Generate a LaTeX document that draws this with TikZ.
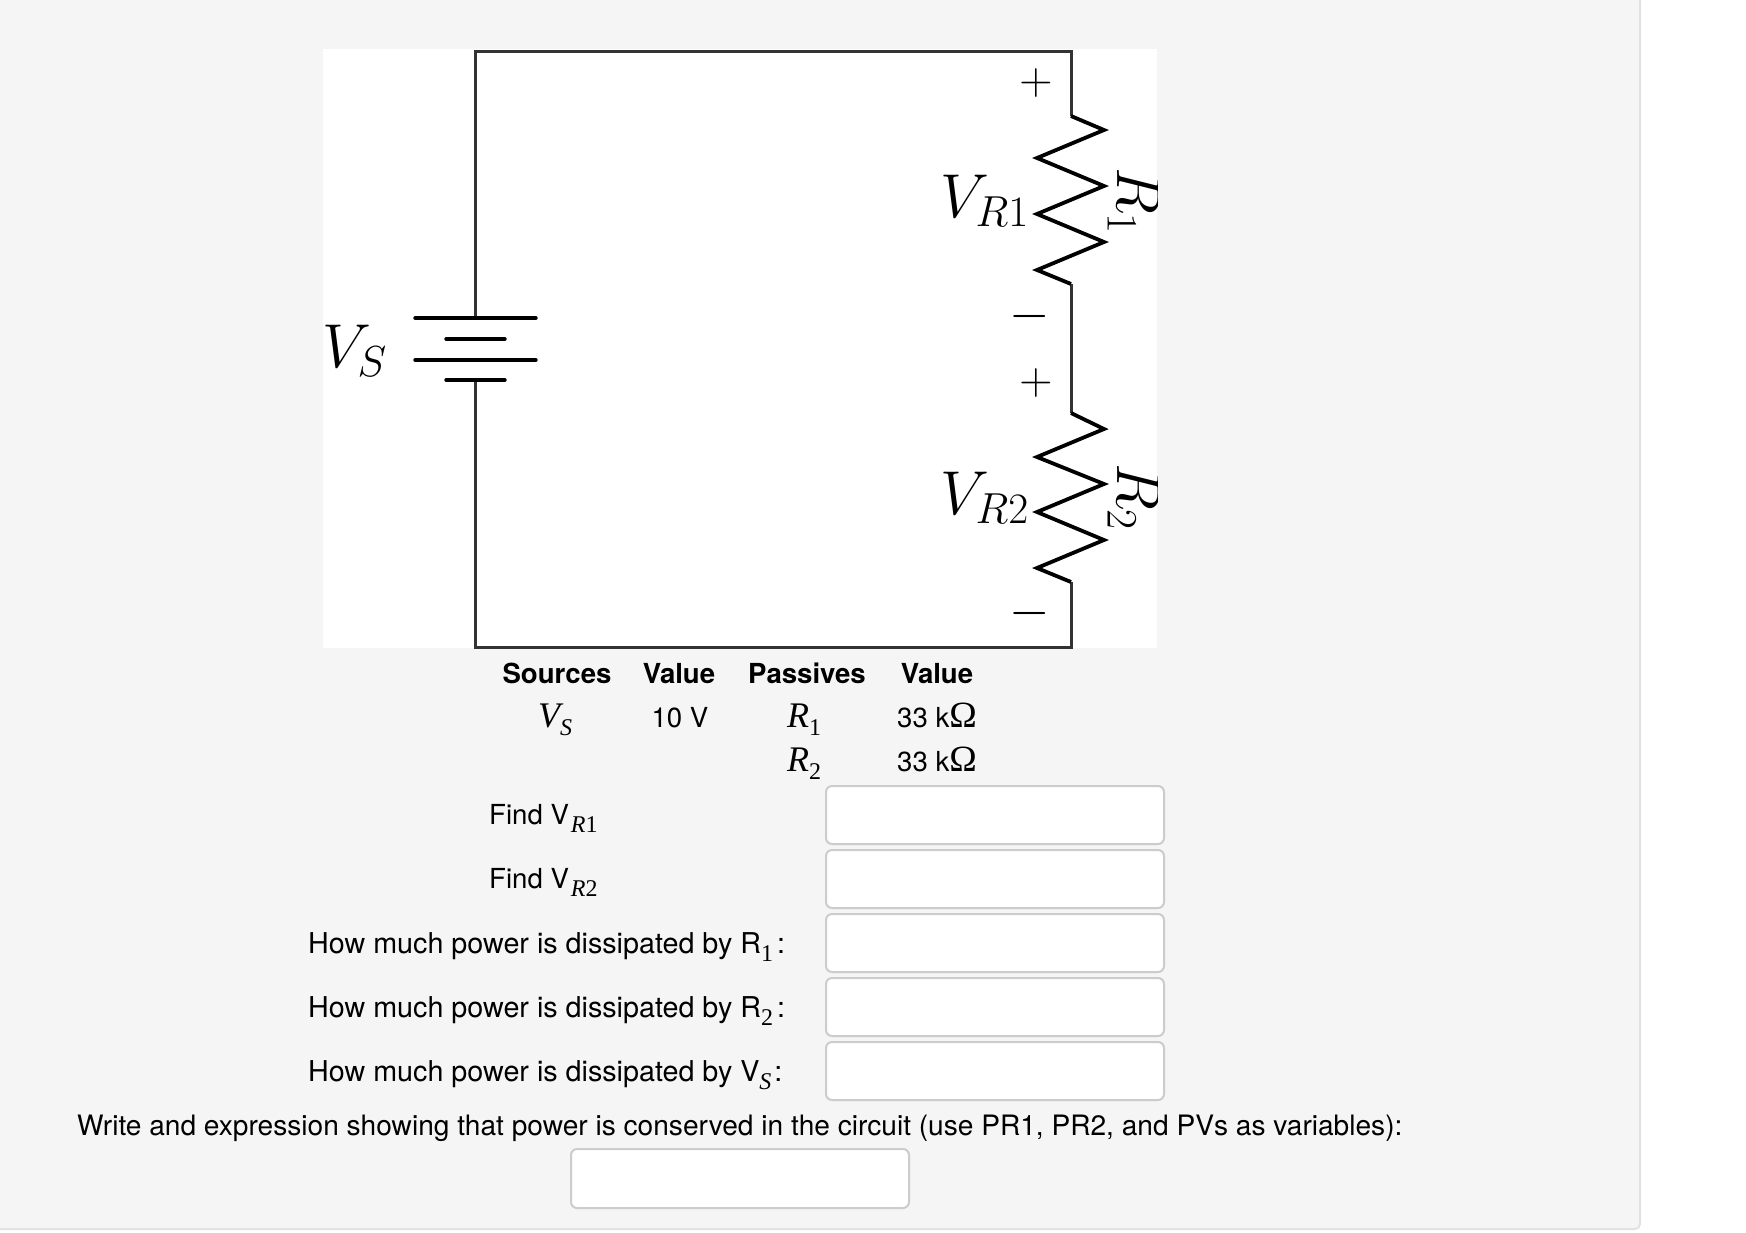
\documentclass[tikz,border=0pt]{standalone}
\usepackage{fix-cm}
\usepackage[no-math]{fontspec}
\setmainfont{TeX Gyre Heros}
\newfontfamily\timesf{Liberation Serif}
\newcommand{\fs}[1]{\fontsize{#1}{#1}\selectfont}
\newcommand{\mi}[1]{{\timesf\itshape #1}}
\newcommand{\sbi}[1]{\raisebox{-8pt}{\fs{24}\timesf\itshape #1}}
\newcommand{\sbr}[1]{\raisebox{-8pt}{\fs{24}\timesf #1}}
\definecolor{panel}{HTML}{F5F5F5}
\definecolor{panelline}{HTML}{E2E2E2}
\definecolor{boxline}{HTML}{CCCCCC}
\definecolor{wirec}{HTML}{333333}
\tikzset{
  wire/.style={draw=wirec,line width=3pt,line join=miter},
  plate/.style={draw=black,line width=3.4pt,line cap=round},
  zigzag/.style={draw=black,line width=3.8pt,line join=miter},
  inputbox/.style={draw=boxline,line width=2pt,fill=white,rounded corners=6pt},
  cmbig/.style={inner sep=0pt,font=\fs{62}},
  plussign/.style={inner sep=0pt,font=\fs{46}},
  minussign/.style={inner sep=0pt,font=\fs{52}},
  lbl/.style={inner sep=0pt,anchor=base west,font=\fs{27.6}},
  lblq/.style={inner sep=0pt,anchor=base west,font=\fs{28.7}},
  lbll/.style={inner sep=0pt,anchor=base west,font=\fs{28.1}},
  cell/.style={inner sep=0pt,anchor=base,font=\fs{27.6}},
  hcell/.style={inner sep=0pt,anchor=base,font=\fs{27.6}\bfseries},
  mcell/.style={inner sep=0pt,anchor=base,font=\fs{36}}
}
\begin{document}
\begin{tikzpicture}[x=1pt,y=-1pt]
\useasboundingbox (0,0) rectangle (1746,1232);
\fill[white] (0,0) rectangle (1746,1232);
% panel
\draw[panelline,line width=2pt,fill=panel,rounded corners=5pt] (-10,-10) rectangle (1640,1229);
% picture background
\fill[white] (323,49) rectangle (1157,648);
% circuit points
\coordinate (tl) at (475,51);
\coordinate (tr) at (1071,51);
\coordinate (bl) at (475,647);
\coordinate (br) at (1071,647);
\coordinate (bt) at (475,318);
\coordinate (bb) at (475,380);
\coordinate (r1a) at (1071,116);
\coordinate (r1b) at (1071,284);
\coordinate (r2a) at (1071,413);
\coordinate (r2b) at (1071,582);
% wires
\draw[wire] (bt) -- (tl) -- (tr) -- (r1a);
\draw[wire] (r1b) -- (r2a);
\draw[wire] (r2b) -- (br) -- (bl) -- (bb);
% battery
\draw[plate] (415,318) -- (536,318);
\draw[plate] (446,339) -- (505,339);
\draw[plate] (415,360) -- (536,360);
\draw[plate] (446,380) -- (505,380);
% resistors
\draw[zigzag] (r1a) -- (1104,130) -- (1037,158) -- (1104,186) -- (1037,214) -- (1104,242) -- (1037,270) -- (r1b);
\draw[zigzag] (r2a) -- (1104,429) -- (1037,457) -- (1104,484) -- (1037,512) -- (1104,540) -- (1037,568) -- (r2b);
% circuit labels
\node[cmbig,anchor=base west] (vs) at (322,367) {$V_S$};
\node[cmbig,anchor=base west] (vr1) at (940,217) {$V_{R1}$};
\node[cmbig,anchor=base west] (vr2) at (940,514) {$V_{R2}$};
\node[plussign] (p1) at (1036,83) {$+$};
\node[minussign] (m1) at (1030,316) {$-$};
\node[plussign] (p2) at (1036,383) {$+$};
\node[minussign] (m2) at (1030,613) {$-$};
\begin{scope}
\clip (323,49) rectangle (1157,648);
\node[cmbig,rotate=-90,anchor=base west] (r1l) at (1117,167) {$R_1$};
\node[cmbig,rotate=-90,anchor=base west] (r2l) at (1117,463) {$R_2$};
\end{scope}
% table
\node[hcell] (h1) at (557,683) {Sources};
\node[hcell] (h2) at (679,683) {Value};
\node[hcell] (h3) at (807,683) {Passives};
\node[hcell] (h4) at (937,683) {Value};
\node[mcell] (t1) at (555,727) {\mi{V}\sbi{S}};
\node[cell] (t2) at (680,727) {10 V};
\node[mcell] (t3) at (804,727) {\mi{R}\sbr{1}};
\node[cell] (t4) at (937,727) {33 k{\timesf\fs{37}Ω}};
\node[mcell] (t5) at (804,771) {\mi{R}\sbr{2}};
\node[cell] (t6) at (937,771) {33 k{\timesf\fs{37}Ω}};
% questions
\node[lbl] (q1) at (489,824) {Find V\hspace{2pt}\sbi{R}\sbr{1}};
\node[lbl] (q2) at (489,888) {Find V\hspace{2pt}\sbi{R}\sbr{2}};
\node[lblq] (q3) at (308,953) {How much power is dissipated by R\sbr{1}\hspace{4pt}:};
\node[lblq] (q4) at (308,1017) {How much power is dissipated by R\sbr{2}\hspace{4pt}:};
\node[lblq] (q5) at (308,1081) {How much power is dissipated by V\sbi{S}\hspace{3pt}:};
\node[lbll] (q6) at (77,1135) {Write and expression showing that power is conserved in the circuit (use PR1, PR2, and PVs as variables):};
% inputs
\draw[inputbox] (826,786) rectangle (1164,844);
\draw[inputbox] (826,850) rectangle (1164,908);
\draw[inputbox] (826,914) rectangle (1164,972);
\draw[inputbox] (826,978) rectangle (1164,1036);
\draw[inputbox] (826,1042) rectangle (1164,1100);
\draw[inputbox] (571,1149) rectangle (909,1208);
\end{tikzpicture}
\end{document}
# # # #
» **SET EXERCISE**: Restate the data above word for word. Do not include the images.

» **EXERCISE RESULT**:
Generate a LaTeX document that draws this with TikZ.
\documentclass[tikz,border=0pt]{standalone}
\usepackage{fix-cm}
\usepackage[no-math]{fontspec}
\setmainfont{TeX Gyre Heros}
\newfontfamily\timesf{Liberation Serif}
\newcommand{\fs}[1]{\fontsize{#1}{#1}\selectfont}
\newcommand{\mi}[1]{{\timesf\itshape #1}}
\newcommand{\sbi}[1]{\raisebox{-8pt}{\fs{24}\timesf\itshape #1}}
\newcommand{\sbr}[1]{\raisebox{-8pt}{\fs{24}\timesf #1}}
\definecolor{panel}{HTML}{F5F5F5}
\definecolor{panelline}{HTML}{E2E2E2}
\definecolor{boxline}{HTML}{CCCCCC}
\definecolor{wirec}{HTML}{333333}
\tikzset{
  wire/.style={draw=wirec,line width=3pt,line join=miter},
  plate/.style={draw=black,line width=3.4pt,line cap=round},
  zigzag/.style={draw=black,line width=3.8pt,line join=miter},
  inputbox/.style={draw=boxline,line width=2pt,fill=white,rounded corners=6pt},
  cmbig/.style={inner sep=0pt,font=\fs{62}},
  plussign/.style={inner sep=0pt,font=\fs{46}},
  minussign/.style={inner sep=0pt,font=\fs{52}},
  lbl/.style={inner sep=0pt,anchor=base west,font=\fs{27.6}},
  lblq/.style={inner sep=0pt,anchor=base west,font=\fs{28.7}},
  lbll/.style={inner sep=0pt,anchor=base west,font=\fs{28.1}},
  cell/.style={inner sep=0pt,anchor=base,font=\fs{27.6}},
  hcell/.style={inner sep=0pt,anchor=base,font=\fs{27.6}\bfseries},
  mcell/.style={inner sep=0pt,anchor=base,font=\fs{36}}
}
\begin{document}
\begin{tikzpicture}[x=1pt,y=-1pt]
\useasboundingbox (0,0) rectangle (1746,1232);
\fill[white] (0,0) rectangle (1746,1232);
% panel
\draw[panelline,line width=2pt,fill=panel,rounded corners=5pt] (-10,-10) rectangle (1640,1229);
% picture background
\fill[white] (323,49) rectangle (1157,648);
% circuit points
\coordinate (tl) at (475,51);
\coordinate (tr) at (1071,51);
\coordinate (bl) at (475,647);
\coordinate (br) at (1071,647);
\coordinate (bt) at (475,318);
\coordinate (bb) at (475,380);
\coordinate (r1a) at (1071,116);
\coordinate (r1b) at (1071,284);
\coordinate (r2a) at (1071,413);
\coordinate (r2b) at (1071,582);
% wires
\draw[wire] (bt) -- (tl) -- (tr) -- (r1a);
\draw[wire] (r1b) -- (r2a);
\draw[wire] (r2b) -- (br) -- (bl) -- (bb);
% battery
\draw[plate] (415,318) -- (536,318);
\draw[plate] (446,339) -- (505,339);
\draw[plate] (415,360) -- (536,360);
\draw[plate] (446,380) -- (505,380);
% resistors
\draw[zigzag] (r1a) -- (1104,130) -- (1037,158) -- (1104,186) -- (1037,214) -- (1104,242) -- (1037,270) -- (r1b);
\draw[zigzag] (r2a) -- (1104,429) -- (1037,457) -- (1104,484) -- (1037,512) -- (1104,540) -- (1037,568) -- (r2b);
% circuit labels
\node[cmbig,anchor=base west] (vs) at (322,367) {$V_S$};
\node[cmbig,anchor=base west] (vr1) at (940,217) {$V_{R1}$};
\node[cmbig,anchor=base west] (vr2) at (940,514) {$V_{R2}$};
\node[plussign] (p1) at (1036,83) {$+$};
\node[minussign] (m1) at (1030,316) {$-$};
\node[plussign] (p2) at (1036,383) {$+$};
\node[minussign] (m2) at (1030,613) {$-$};
\begin{scope}
\clip (323,49) rectangle (1157,648);
\node[cmbig,rotate=-90,anchor=base west] (r1l) at (1117,167) {$R_1$};
\node[cmbig,rotate=-90,anchor=base west] (r2l) at (1117,463) {$R_2$};
\end{scope}
% table
\node[hcell] (h1) at (557,683) {Sources};
\node[hcell] (h2) at (679,683) {Value};
\node[hcell] (h3) at (807,683) {Passives};
\node[hcell] (h4) at (937,683) {Value};
\node[mcell] (t1) at (555,727) {\mi{V}\sbi{S}};
\node[cell] (t2) at (680,727) {10 V};
\node[mcell] (t3) at (804,727) {\mi{R}\sbr{1}};
\node[cell] (t4) at (937,727) {33 k{\timesf\fs{37}Ω}};
\node[mcell] (t5) at (804,771) {\mi{R}\sbr{2}};
\node[cell] (t6) at (937,771) {33 k{\timesf\fs{37}Ω}};
% questions
\node[lbl] (q1) at (489,824) {Find V\hspace{2pt}\sbi{R}\sbr{1}};
\node[lbl] (q2) at (489,888) {Find V\hspace{2pt}\sbi{R}\sbr{2}};
\node[lblq] (q3) at (308,953) {How much power is dissipated by R\sbr{1}\hspace{4pt}:};
\node[lblq] (q4) at (308,1017) {How much power is dissipated by R\sbr{2}\hspace{4pt}:};
\node[lblq] (q5) at (308,1081) {How much power is dissipated by V\sbi{S}\hspace{3pt}:};
\node[lbll] (q6) at (77,1135) {Write and expression showing that power is conserved in the circuit (use PR1, PR2, and PVs as variables):};
% inputs
\draw[inputbox] (826,786) rectangle (1164,844);
\draw[inputbox] (826,850) rectangle (1164,908);
\draw[inputbox] (826,914) rectangle (1164,972);
\draw[inputbox] (826,978) rectangle (1164,1036);
\draw[inputbox] (826,1042) rectangle (1164,1100);
\draw[inputbox] (571,1149) rectangle (909,1208);
\end{tikzpicture}
\end{document}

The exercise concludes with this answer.